Her contributions extend into academic and professional service: she has served on the program committee for the 41st IFIP SEC conference, reviewed for IEEE’s Intelligent and Autonomous Transportation and Mobility Systems Initiative, and contributed to the IEEE Tech Forum on Societal Harms in 2024, which examined how digital systems can amplify bias, misinformation, and other harms at scale. She has also judged early‑stage projects at Vibe Demo Day, hosted by Venture Miner Academy with support from the Artizen Fund, bringing a privacy and risk lens to emerging technologies. “The question I keep asking in those spaces is: what happens to the most vulnerable person who touches this system?” she says. “If we can’t answer that convincingly, we’re not done designing.”​

What the Honors Are For

Asked what it means to carry elite academic honors and industry recognition into a field defined by invisible labor and incremental safeguards, Modupe answers with characteristic precision. “The honors matter only if they raise the standard you hold yourself to,” she says. “If you’ve been given access to world‑class training, to policy tables, to big‑tech resources, then you don’t get to pretend that the harms are too abstract or too hard to see.

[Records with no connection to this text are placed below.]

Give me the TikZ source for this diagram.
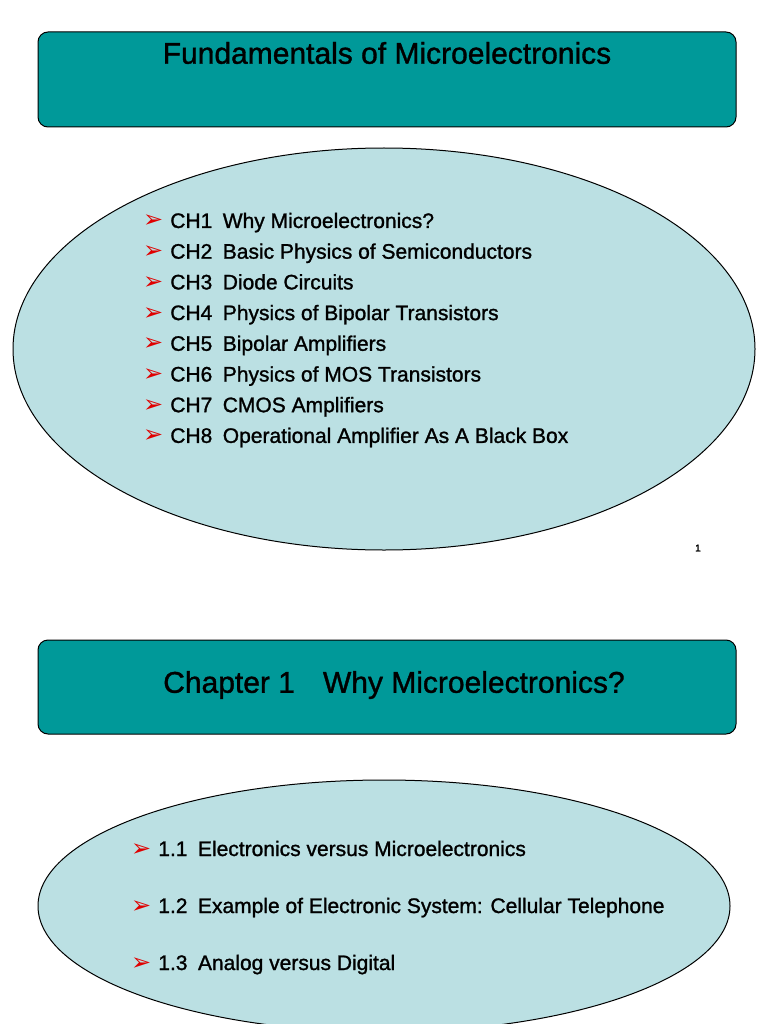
\documentclass[tikz,border=0pt]{standalone}
\usepackage{fontspec}
\setmainfont[FakeBold=1.2]{Liberation Sans}
\newfontfamily\symf{DejaVu Sans}
\usetikzlibrary{shapes.geometric}
\definecolor{teal1}{HTML}{009999}
\definecolor{pale}{HTML}{BBE0E3}
\definecolor{bul}{HTML}{E00000}
\tikzset{
 hdr/.style={draw=black,line width=1pt,fill=teal1,rounded corners=10pt},
 ell/.style={draw=black,line width=1pt,fill=pale},
 item/.style={anchor=base west,font=\fontsize{21}{22}\selectfont,inner sep=0pt},
 ttl/.style={font=\fontsize{30}{32}\selectfont,inner sep=0pt}
}
\newcommand{\bl}{{\color{bul}\symf\fontsize{24}{24}\selectfont ➢}\hspace{7pt}}
\begin{document}
\begin{tikzpicture}[x=1pt,y=-1pt]
\useasboundingbox (0,0) rectangle (768,1024);
\clip (0,0) rectangle (768,1024);
\draw[hdr] (38,32) rectangle (736,127);
\node[ttl] (t1) at (387,53) {Fundamentals of Microelectronics};
\draw[ell] (384,349) ellipse [x radius=371,y radius=201];
\foreach \t [count=\i] in {CH1\enspace Why Microelectronics?,CH2\enspace Basic Physics of Semiconductors,CH3\enspace Diode Circuits,CH4\enspace Physics of Bipolar Transistors,CH5\enspace Bipolar Amplifiers,CH6\enspace Physics of MOS Transistors,CH7\enspace CMOS Amplifiers,CH8\enspace Operational Amplifier As A Black Box}
  \node[item] (c\i) at (143,{228+30.7*(\i-1)}) {\bl\t};
\node[font=\fontsize{10}{12}\selectfont] (pg) at (698,548) {1};
\draw[hdr] (38,640) rectangle (736,734);
\node[ttl] (t2) at (394,685) {Chapter 1\hspace{28pt}Why Microelectronics?};
\draw[ell] (384,906) ellipse [x radius=346,y radius=126];
\node[item] (s1) at (131,856) {\bl 1.1\enspace Electronics versus Microelectronics};
\node[item] (s2) at (131,913) {\bl 1.2\enspace Example of Electronic System: Cellular Telephone};
\node[item] (s3) at (131,970) {\bl 1.3\enspace Analog versus Digital};
\end{tikzpicture}
\end{document}
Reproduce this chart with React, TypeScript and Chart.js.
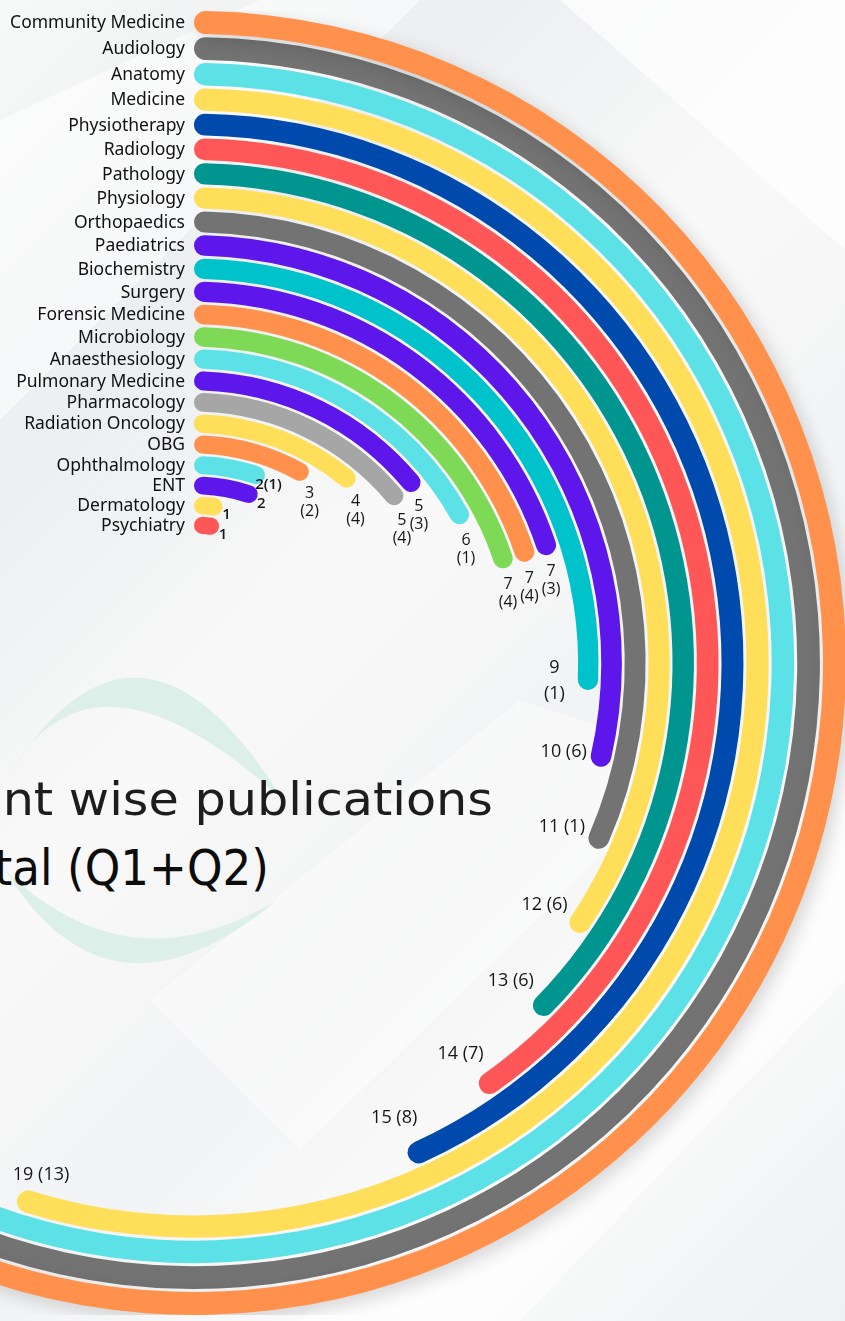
import React, { useEffect, useRef } from 'react';
import { Chart, registerables } from 'chart.js';

Chart.register(...registerables);

// ---- data (outermost ring first) ----
const departments = [
  'Community Medicine', 'Audiology', 'Anatomy', 'Medicine', 'Physiotherapy', 'Radiology',
  'Pathology', 'Physiology', 'Orthopaedics', 'Paediatrics', 'Biochemistry', 'Surgery',
  'Forensic Medicine', 'Microbiology', 'Anaesthesiology', 'Pulmonary Medicine', 'Pharmacology',
  'Radiation Oncology', 'OBG', 'Ophthalmology', 'ENT', 'Dermatology', 'Psychiatry',
];
const totalPublications = [31, 25, 22, 19, 15, 14, 13, 12, 11, 10, 9, 7, 7, 7, 6, 5, 5, 4, 3, 2, 2, 1, 1];
const q1q2Publications: (number | null)[] = [20, 16, 14, 13, 8, 7, 6, 6, 1, 6, 1, 3, 4, 4, 1, 3, 4, 4, 2, 1, null, null, null];
const ringColors = [
  '#FF914D', '#737373', '#5CE1E6', '#FFDE59', '#004AAD', '#FF5757',
  '#00968F', '#FFDE59', '#737373', '#5E17EB', '#00C2CB', '#5E17EB',
  '#FF914D', '#7ED957', '#5CE1E6', '#5E17EB', '#A6A6A6',
  '#FFDE59', '#FF914D', '#5CE1E6', '#5E17EB', '#FFDE59', '#FF5757',
];
const SCALE_MAX = 34.5;

const titleLine1 = 'Department wise publications';
const titleLine2 = 'Total (Q1+Q2)';

// ---- chart geometry ----
const CANVAS = 1304;
const R = CANVAS / 2;
const n = departments.length;
const slot = (k: number) => 19.6 + (6.5 * k) / (n - 1); // k = 0 innermost

function buildDatasets() {
  const ds: any[] = [];
  let total = 0;
  departments.forEach((name, i) => {
    const k = n - 1 - i;
    const w = 0.88 * slot(k);
    total += w;
    ds.push({
      label: name,
      data: [totalPublications[i], SCALE_MAX - totalPublications[i]],
      backgroundColor: [ringColors[i], 'rgba(0,0,0,0)'],
      borderWidth: 0,
      borderRadius: [40, 0],
      weight: w,
      isRing: true,
      ringIndex: i,
    });
    if (i < n - 1) {
      const g = (0.12 * (slot(k) + slot(k - 1))) / 2;
      total += g;
      ds.push({
        label: '',
        data: [SCALE_MAX],
        backgroundColor: ['rgba(0,0,0,0)'],
        borderWidth: 0,
        weight: g,
        isRing: false,
      });
    }
  });
  return { ds, total };
}

const ringLabels = {
  id: 'ringLabels',
  beforeDatasetDraw(chart: any, args: any) {
    if (args.index === 0) {
      const c = chart.ctx;
      c.save();
      c.shadowColor = 'rgba(0,0,0,0.16)';
      c.shadowBlur = 18;
      c.shadowOffsetX = 5;
      c.shadowOffsetY = 6;
    }
  },
  afterDatasetDraw(chart: any, args: any) {
    if (args.index === 0) chart.ctx.restore();
  },
  afterDatasetsDraw(chart: any) {
    const ctx = chart.ctx;
    chart.data.datasets.forEach((ds: any, di: number) => {
      if (!ds.isRing) return;
      const arc = chart.getDatasetMeta(di).data[0];
      const { x, y, endAngle, innerRadius, outerRadius } = arc.getProps(
        ['x', 'y', 'endAngle', 'innerRadius', 'outerRadius'], true);
      const rm = (innerRadius + outerRadius) / 2;
      const i = ds.ringIndex;
      ctx.save();
      // category label at ring start
      ctx.font = '17.5px "Noto Sans", "Open Sans", sans-serif';
      ctx.fillStyle = '#111111';
      ctx.textAlign = 'right';
      ctx.textBaseline = 'middle';
      ctx.fillText(departments[i], x - 9, y - rm + 1);

      // value label at ring end
      const v = totalPublications[i];
      const q = q1q2Publications[i];
      const deg = ((endAngle + Math.PI / 2) * 180) / Math.PI;
      const tx = x + rm * Math.cos(endAngle);
      const ty = y + rm * Math.sin(endAngle);
      ctx.fillStyle = '#161616';
      ctx.textAlign = 'center';
      ctx.textBaseline = 'middle';
      if (deg < 28) {
        ctx.font = '600 15px "Open Sans", sans-serif';
        ctx.fillText(q != null ? `${v}(${q})` : `${v}`, tx + 4, ty + 7);
      } else if (deg < 85) {
        ctx.font = '16px "Open Sans", sans-serif';
        ctx.fillText(`${v}`, tx + 2, ty + 17);
        if (q != null) ctx.fillText(`(${q})`, tx + 2, ty + 35);
      } else {
        const ux = (x - tx) / rm;
        const uy = (y - ty) / rm;
        ctx.font = '18px "Open Sans", sans-serif';
        if (deg >= 180) {
          const bx = Math.sin(endAngle);
          const by = -Math.cos(endAngle);
          ctx.fillText(q != null ? `${v} (${q})` : `${v}`, tx + 30 * ux + 15 * bx, ty + 30 * uy + 15 * by);
        } else {
          const cx = tx + 36 * ux;
          const cy = ty + 36 * uy - 6;
          if (deg < 100) {
            ctx.fillText(`${v}`, cx + 3, cy - 14);
            if (q != null) ctx.fillText(`(${q})`, cx + 3, cy + 12);
          } else {
            ctx.fillText(q != null ? `${v} (${q})` : `${v}`, cx, cy);
          }
        }
      }
      ctx.restore();
    });
  },
};

export default function App() {
  const ref = useRef<HTMLCanvasElement>(null);
  useEffect(() => {
    const { ds, total } = buildDatasets();
    const cutout = ((R - total) / R) * 100;
    const chart = new Chart(ref.current as HTMLCanvasElement, {
      type: 'doughnut',
      data: { labels: ['Publications', 'Rest'], datasets: ds },
      options: {
        responsive: false,
        animation: false,
        cutout: `${cutout}%`,
        rotation: 0,
        circumference: 360,
        layout: { padding: 0 },
        elements: { arc: { borderWidth: 0 } },
        plugins: { legend: { display: false }, tooltip: { enabled: false }, title: { display: false } },
      } as any,
      plugins: [ringLabels],
    });
    return () => chart.destroy();
  }, []);

  return (
    <div
      style={{
        position: 'fixed', left: 0, top: 0, width: 845, height: 1321, overflow: 'hidden',
        background: 'linear-gradient(135deg, #f7f8f8 0%, #eceeef 22%, #f9f9f9 42%, #f2f3f4 60%, #fbfbfb 78%, #eef0f1 100%)',
      }}
    >
      <svg width={845} height={1321} style={{ position: 'absolute', left: 0, top: 0 }}>
        <polygon points="0,120 260,0 420,0 0,420" fill="rgba(255,255,255,0.55)" />
        <polygon points="300,1321 845,760 845,980 520,1321" fill="rgba(255,255,255,0.6)" />
        <polygon points="150,1000 520,700 700,760 300,1150" fill="rgba(255,255,255,0.45)" />
        <polygon points="560,0 845,0 845,250" fill="rgba(255,255,255,0.7)" />
        <path d="M10,773 Q140,570 283,800 Q94,628 10,773 Z" fill="#dcefe9" />
        <path d="M5,870 Q110,1040 277,900 Q130,990 5,870 Z" fill="#dcefe9" />
        <text x={493} y={815} textAnchor="end" fontFamily="'DejaVu Sans', sans-serif" fontSize={47}
          fill="#1d1d1d" textLength={738} lengthAdjust="spacingAndGlyphs">{titleLine1}</text>
        <text x={269} y={885} textAnchor="end" fontFamily="'DejaVu Sans', sans-serif" fontSize={50}
          fill="#0c0c0c" textLength={322} lengthAdjust="spacingAndGlyphs">{titleLine2}</text>
      </svg>
      <canvas
        ref={ref}
        width={CANVAS}
        height={CANVAS}
        style={{ position: 'absolute', left: 194 - R, top: 663 - R, width: CANVAS, height: CANVAS }}
      />
    </div>
  );
}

For her, the point of turning academic distinction into industry‑shaping privacy leadership is not prestige but responsibility. “If ten years from now people can live and work in AI‑driven systems without feeling constantly observed, profiled or excluded, it won’t be because the technology magically became ‘ethical,’” she reflects. “It will be because enough of us used every credential and every opportunity we had to insist that risk and privacy in data‑driven systems were not side notes, but the core design problem of our time.